NETTALI.COM  - En décidant de fixer de "manière unilatérale" le delai pour la tenue des prochaines locales, le pouvoir de Macky Sall semble avoir bien calculé son coup. Comme pour la loi sur le parrainage, le chef de l'Etat veut entraîner ses adversaires sur un autre front. Ce qui ne leur donnerait pas le temps de bien préparer les élections municipales et départementales. 

Les élections locales qui devaient avoir lieu le 1er décembre prochain se tiendront finalement "avant le 28 mars 2021". Ainsi en a décidé le gouvernement du Sénégal. "Une décision unilatérale", selon le Front de résistance nationale (Frn).
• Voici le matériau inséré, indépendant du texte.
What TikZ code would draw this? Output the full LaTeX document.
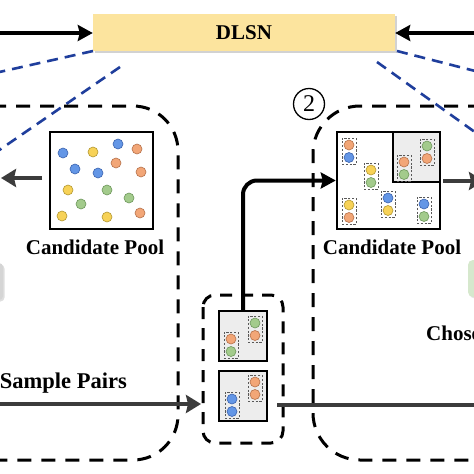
\documentclass[tikz,border=0pt]{standalone}
\usepackage{fontspec}
\setmainfont{Liberation Serif}
\usetikzlibrary{arrows.meta,shadows}
\definecolor{dlsnfill}{HTML}{FCE49E}
\definecolor{lblue}{HTML}{1F3E9C}
\definecolor{darkg}{HTML}{3C3C3C}
\definecolor{boxbg}{HTML}{EDEDED}
\definecolor{cB}{HTML}{6396E6}\definecolor{cBd}{HTML}{3B63AE}
\definecolor{cY}{HTML}{F7D257}\definecolor{cYd}{HTML}{B39832}
\definecolor{cO}{HTML}{F2A677}\definecolor{cOd}{HTML}{B5714A}
\definecolor{cG}{HTML}{A3CB8C}\definecolor{cGd}{HTML}{6D975B}
\definecolor{gbox}{HTML}{D6E8CD}
\tikzset{
  dotbase/.style={circle,inner sep=0pt,minimum size=10pt,line width=0.6pt},
  dotB/.style={dotbase,fill=cB,draw=cBd},
  dotY/.style={dotbase,fill=cY,draw=cYd},
  dotO/.style={dotbase,fill=cO,draw=cOd},
  dotG/.style={dotbase,fill=cG,draw=cGd},
  pairst/.style={draw=black!65,dash pattern=on 2.2pt off 1.6pt,line width=0.8pt,minimum width=14pt,minimum height=26pt,inner sep=0pt},
  poolbox/.style={draw=black,line width=2.5pt,minimum width=103pt,minimum height=97pt,inner sep=0pt},
  smallbox/.style={draw=black,line width=2pt,fill=boxbg,minimum width=48pt,minimum height=50pt,inner sep=0pt},
  bigdash/.style={line width=3pt,dash pattern=on 14pt off 10pt},
  middash/.style={line width=3pt,dash pattern=on 12pt off 9pt},
  bluedash/.style={lblue,line width=2.6pt,dash pattern=on 11pt off 7pt},
  blkarrow/.style={line width=4pt,-{Stealth[length=15pt,width=16pt,inset=2pt]}},
  grayarrow/.style={darkg,line width=4pt,-{Stealth[length=15pt,width=18pt,inset=2pt]}},
  lbl/.style={font=\bfseries\fontsize{21}{23}\selectfont,inner sep=0pt},
}
\newcommand\pairbox[5]{%
  \node[pairst] (#1) at (#2,{#3+6.25}) {};
  \node[dot#4] (#1a) at (#2,#3) {};
  \node[dot#5] (#1b) at (#2,{#3+12.5}) {};}
\begin{document}
\begin{tikzpicture}[x=1pt,y=-1pt]
\useasboundingbox (0,0) rectangle (474,474);
\fill[white] (0,0) rectangle (474,474);
% DLSN
\node[fill=dlsnfill,minimum width=302pt,minimum height=37pt,inner sep=0pt,
  drop shadow={opacity=0.35,shadow xshift=1.5pt,shadow yshift=-1.5pt},lbl] (dlsn) at (244,32.5) {DLSN};
\coordinate (inL) at (-2,33);
\coordinate (inR) at (476,33);
\draw[blkarrow] (inL) -- (dlsn.west |- inL);
\draw[blkarrow] (inR) -- (dlsn.east |- inR);
% blue dashed lines
\coordinate (b1s) at (93,51); \coordinate (b1e) at (-5,73);
\coordinate (b2s) at (120,67); \coordinate (b2e) at (-5,153);
\coordinate (b3s) at (397,51); \coordinate (b3e) at (479,72);
\coordinate (b4s) at (377,62); \coordinate (b4e) at (479,135);
\draw[bluedash] (b1s) -- (b1e);
\draw[bluedash] (b2s) -- (b2e);
\draw[bluedash] (b3s) -- (b3e);
\draw[bluedash] (b4s) -- (b4e);
% big dashed regions
\draw[bigdash,rounded corners=45pt] (-8,106) -| (178,460) -- (-8,460);
\draw[bigdash,rounded corners=47pt] (482,106) -| (313,460) -- (482,460);
% circled 2
\node[circle,draw,fill=white,line width=1.3pt,minimum size=31pt,inner sep=0pt,font=\fontsize{24}{24}\selectfont] (two) at (309,104) {2};
% left pool
\node[poolbox] (lpool) at (101.5,180.5) {};
\foreach \c/\x/\y [count=\i] in {B/63/153,Y/93/152,B/118/144,O/137/149,B/75/169,B/98/173,O/116/163,O/141/172,Y/68/190,G/107/190,G/129/198,G/81/204,Y/62/216,Y/107/217,O/140/213}
  \node[dot\c] (lp\i) at (\x,\y) {};
\node[lbl] (lcap) at (95,247) {Candidate Pool};
\coordinate (la1) at (42,178); \coordinate (la2) at (1,178);
\draw[grayarrow] (la1) -- (la2);
% right pool
\fill[boxbg] (393,132) rectangle (440,182);
\draw[line width=2pt] (393,132) -- (393,182) -- (440,182);
\node[poolbox] (rpool) at (388.5,180.5) {};
\pairbox{p1}{349}{145}{O}{B}
\pairbox{p2}{371}{170}{Y}{G}
\pairbox{p3}{404}{162}{O}{G}
\pairbox{p4}{427}{146}{G}{O}
\pairbox{p5}{349}{205}{Y}{O}
\pairbox{p6}{388}{198}{B}{Y}
\pairbox{p7}{424}{204}{B}{G}
\node[lbl] (rcap) at (392,247) {Candidate Pool};
\coordinate (ra1) at (443,181); \coordinate (ra2) at (484,181);
\draw[grayarrow] (ra1) -- (ra2);
% partial side boxes
\node[fill=boxbg!90!black,rounded corners=4pt,minimum width=24pt,minimum height=37pt,
  drop shadow={opacity=0.25,shadow xshift=1.5pt,shadow yshift=-1.5pt}] (lside) at (-9,281.5) {};
\node[fill=gbox,rounded corners=5pt,minimum width=30pt,minimum height=37pt,
  drop shadow={opacity=0.2,shadow xshift=1.5pt,shadow yshift=-1.5pt}] (rside) at (483,278.5) {};
\node[lbl,anchor=base west] (chos) at (426,340) {Chosen};
% middle region
\draw[middash,rounded corners=12pt] (203,295) rectangle (283,443);
\node[smallbox] (mtop) at (243,336) {};
\node[smallbox] (mbot) at (243,396) {};
\pairbox{q1}{231}{339}{O}{G}
\pairbox{q2}{255}{323}{G}{O}
\pairbox{q3}{255}{382}{O}{O}
\pairbox{q4}{232}{399}{B}{B}
\draw[blkarrow,rounded corners=14pt] (mtop.north) |- (rpool.west);
% sample pairs
\node[lbl,font=\bfseries\fontsize{22.5}{24}\selectfont,anchor=base east] (spl) at (127,388) {Constructing Sample Pairs};
\coordinate (sa1) at (-5,404); \coordinate (sa2) at (201,404);
\draw[grayarrow] (sa1) -- (sa2);
\coordinate (bo1) at (277,405); \coordinate (bo2) at (480,405);
\draw[darkg,line width=4pt] (bo1) -- (bo2);
\end{tikzpicture}
\end{document}
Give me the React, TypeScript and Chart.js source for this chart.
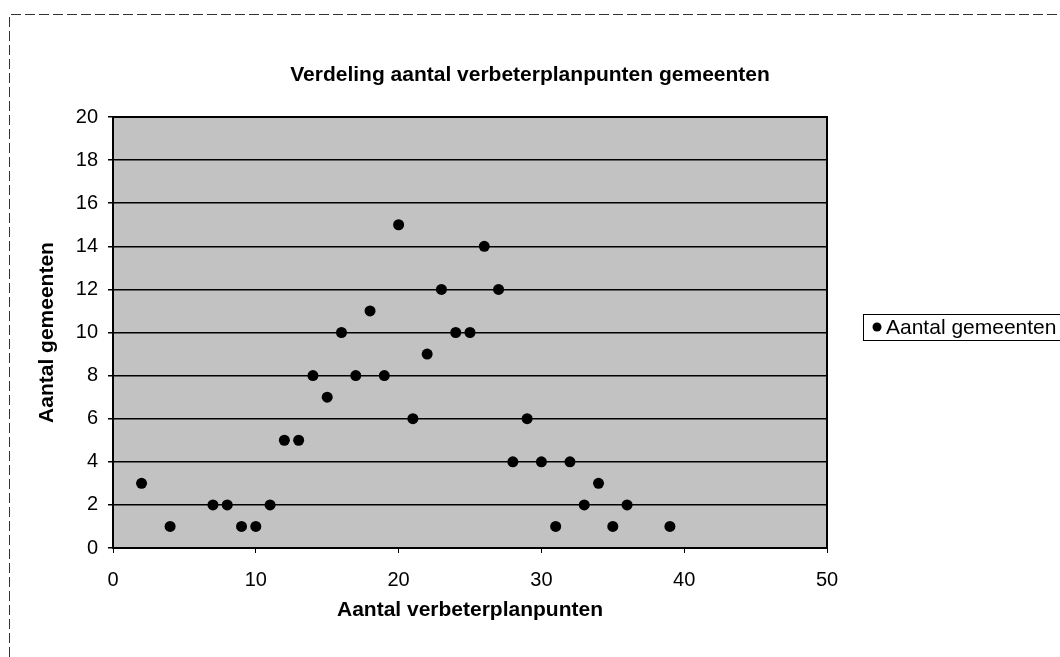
import React, { useEffect, useRef } from 'react';
import { Chart, registerables } from 'chart.js';

Chart.register(...registerables);

const chartTitle = 'Verdeling aantal verbeterplanpunten gemeenten';
const xAxisTitle = 'Aantal verbeterplanpunten';
const yAxisTitle = 'Aantal gemeenten';
const seriesLabel = 'Aantal gemeenten';

const xValues = [2, 4, 7, 8, 9, 10, 11, 12, 13, 14, 15, 16, 17, 18, 19, 20, 21, 22, 23, 24, 25, 26, 27, 28, 29, 30, 31, 32, 33, 34, 35, 36, 39];
const yValues = [3, 1, 2, 2, 1, 1, 2, 5, 5, 8, 7, 10, 8, 11, 8, 15, 6, 9, 12, 10, 10, 14, 12, 4, 6, 4, 1, 4, 2, 3, 1, 2, 1];

const xTicks = [0, 10, 20, 30, 40, 50];
const yTicks = [0, 2, 4, 6, 8, 10, 12, 14, 16, 18, 20];

const FONT = "'Liberation Sans', Arial, sans-serif";

const decorPlugin = {
  id: 'decor',
  beforeDraw(chart: any) {
    const { ctx, chartArea } = chart;
    ctx.save();
    ctx.fillStyle = '#ffffff';
    ctx.fillRect(0, 0, chart.width, chart.height);
    // dashed outer frame
    ctx.strokeStyle = '#333333';
    ctx.lineWidth = 1;
    ctx.setLineDash([10, 4]);
    ctx.beginPath();
    ctx.moveTo(9.5, chart.height);
    ctx.lineTo(9.5, 14.5);
    ctx.lineTo(chart.width, 14.5);
    ctx.stroke();
    ctx.setLineDash([]);
    // plot background
    ctx.fillStyle = '#c2c2c2';
    ctx.fillRect(chartArea.left, chartArea.top, chartArea.right - chartArea.left, chartArea.bottom - chartArea.top);
    ctx.restore();
  },
  afterDatasetsDraw(chart: any) {
    const { ctx, chartArea } = chart;
    ctx.save();
    ctx.strokeStyle = '#000000';
    ctx.lineWidth = 2;
    ctx.strokeRect(chartArea.left, chartArea.top, chartArea.right - chartArea.left, chartArea.bottom - chartArea.top);
    // legend
    const boxLeft = 863;
    const boxTop = 314;
    const boxH = 26;
    ctx.lineWidth = 1;
    ctx.strokeStyle = '#000000';
    ctx.fillStyle = '#ffffff';
    ctx.fillRect(boxLeft, boxTop, chart.width - boxLeft + 10, boxH);
    ctx.strokeRect(boxLeft + 0.5, boxTop + 0.5, chart.width - boxLeft + 10, boxH);
    ctx.fillStyle = '#000000';
    ctx.beginPath();
    ctx.arc(boxLeft + 14, boxTop + boxH / 2, 4.5, 0, Math.PI * 2);
    ctx.fill();
    ctx.font = `21px ${FONT}`;
    ctx.textBaseline = 'middle';
    ctx.textAlign = 'left';
    ctx.fillText(chart.data.datasets[0].label, boxLeft + 23, boxTop + boxH / 2 + 1);
    ctx.restore();
  },
};

export default function App() {
  const ref = useRef<HTMLCanvasElement | null>(null);

  useEffect(() => {
    if (!ref.current) return;
    const points = xValues.map((x, i) => ({ x, y: yValues[i] }));
    const chart = new Chart(ref.current, {
      type: 'scatter',
      data: {
        datasets: [
          {
            label: seriesLabel,
            data: points,
            backgroundColor: '#000000',
            borderColor: '#000000',
            pointRadius: 5.5,
            pointHoverRadius: 5.5,
            borderWidth: 0,
          },
        ],
      },
      options: {
        responsive: false,
        animation: false,
        devicePixelRatio: 1,
        layout: { padding: { left: 0, right: 0, top: 0, bottom: 0 } },
        plugins: {
          legend: { display: false },
          tooltip: { enabled: false },
          title: {
            display: true,
            text: chartTitle,
            color: '#000000',
            font: { family: FONT, size: 21, weight: 'bold', lineHeight: 1.2 },
            padding: { top: 62.4, bottom: 29.4 },
          },
        },
        scales: {
          x: {
            type: 'linear',
            min: 0,
            max: 50,
            afterBuildTicks: (scale: any) => {
              scale.ticks = xTicks.map((v) => ({ value: v }));
            },
            afterFit: (scale: any) => {
              scale.height = 109;
            },
            ticks: {
              color: '#000000',
              font: { family: FONT, size: 20 },
              padding: 15,
            },
            grid: {
              drawOnChartArea: false,
              drawTicks: true,
              tickLength: 5,
              color: '#000000',
            },
            border: { display: true, color: '#000000', width: 2 },
            title: {
              display: true,
              text: xAxisTitle,
              color: '#000000',
              font: { family: FONT, size: 21, weight: 'bold', lineHeight: 1.2 },
              padding: { top: 0, bottom: 34.4 },
            },
          },
          y: {
            type: 'linear',
            min: 0,
            max: 20,
            afterBuildTicks: (scale: any) => {
              scale.ticks = yTicks.map((v) => ({ value: v }));
            },
            afterFit: (scale: any) => {
              scale.width = 113;
            },
            ticks: {
              color: '#000000',
              font: { family: FONT, size: 20 },
              padding: 10,
            },
            grid: {
              color: '#000000',
              lineWidth: 1.5,
              drawTicks: true,
              tickLength: 5,
            },
            border: { display: true, color: '#000000', width: 2 },
            title: {
              display: true,
              text: yAxisTitle,
              color: '#000000',
              font: { family: FONT, size: 21, weight: 'bold', lineHeight: 1.2 },
              padding: { top: 34.4, bottom: 0 },
            },
          },
          legendSpace: {
            type: 'linear',
            position: 'right',
            display: true,
            afterFit: (scale: any) => {
              scale.width = 233;
            },
            ticks: { display: false },
            grid: { display: false },
            border: { display: false },
          },
        },
      },
      plugins: [decorPlugin],
    });
    return () => chart.destroy();
  }, []);

  return (
    <div style={{ position: 'absolute', left: 0, top: 0, width: 1060, height: 657 }}>
      <canvas ref={ref} width={1060} height={657} style={{ width: 1060, height: 657 }} />
    </div>
  );
}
La démarche est d'autant plus surprenante qu'elle intervient au moment où une bonne partie de l'opposition est engagée dans le dialogue politique qui discute des questions majeures liées au processus électoral, notamment sur le mode d'élection des maires et présidents de Conseil. Alors pourquoi le gouvernement n'a-t-il pas jugé nécessaire de soumettre la question de la date des locales au dialogue politique ?

En fait, tout semble indiquer qu'en prenant cette "décision unilatérale", Aly Ngouille Ndiaye et son patron ont voulu montrer qu'ils gardent la main. Dialogue ou pas. Mais ils donnent en même temps à l'opposition un nouvel os à ronger. Piège dans lequel les adversaires de Macky Sall tombent depuis son accession au pouvoir. C'était le cas avec la loi sur le parrainage. Pendant que l'opposition perdait son temps à se mobiliser pour barrer la route à cette loi, le pouvoir était déjà sur le terrain pour préparer la réélection de son champion. Résultat : non seulement les candidats de l'opposition étaient obligés d'aller chercher des signatures (la loi étant passée comme lettre à la poste), mais ils avaient déjà perdu beaucoup de terrain. La prédiction de Mouhamad Boun Abdallah Dionne s'est effectivement produite. Seuls quatre candidats ont fait face à Macky Sall. Pis, Idrissa Seck, Ousmane Sonko, Issa Sall et Me Madické Niang semblaient tellement mal préparés que leur stratégie manquait gravement de clarté. Ce qui a permis au candidat sortant de passer dès le premier tour de la présidentielle.

Avant le combat contre la loi sur le parrainage, il y a eu les législatives de 2017 que l'opposition a plus que mal préparées. Car au moment où la coalition au pouvoir était concentrée sur le vrai objectif, les partis se battaient sur un autre front. Celui de la libération de Khalifa Ababacar Sall et du retour de Karim Wade. L'opposition s'est ainsi présentée aux législatives avec des coalitions montées à la hâte. D'où les nombreuses frustrations. Et Benno Bokk Yakaar s'en est sortie avec une majorité parlementaire confortable.

Toutefois, cette fois-ci, l'opposition semble avoir compris. La réaction du Front de résistance nationale ne laisse pas voir une envie de ronger le nouvel os lancé par Macky Sall. S'il rejette la "démarche unilatérale" du pouvoir, le Frn se limite à en prendre acte. "En effet, la question de la date des prochaines élections départementales et municipales devait être soumise au niveau du dialogue en cours avec tous les pôles en vue de trouver un consensus comme c’est le cas sur plusieurs autres questions", lit-on dans un communiqué rendu public ce mardi. Non sans demander que "les manifestations d’intérêt pour le choix des cabinets indépendants pour l’audit du fichier et l’évaluation du processus électoral, soient lancées au plus tard le 1er décembre 2019 pour pouvoir organiser les élections dans les meilleurs délais". Aucune exigence donc sur la date des élections locales. Ce qui serait un combat perdu d'avance. L'opposition a-t-elle enfin compris le jeu de Macky Sall ? Il semble que oui.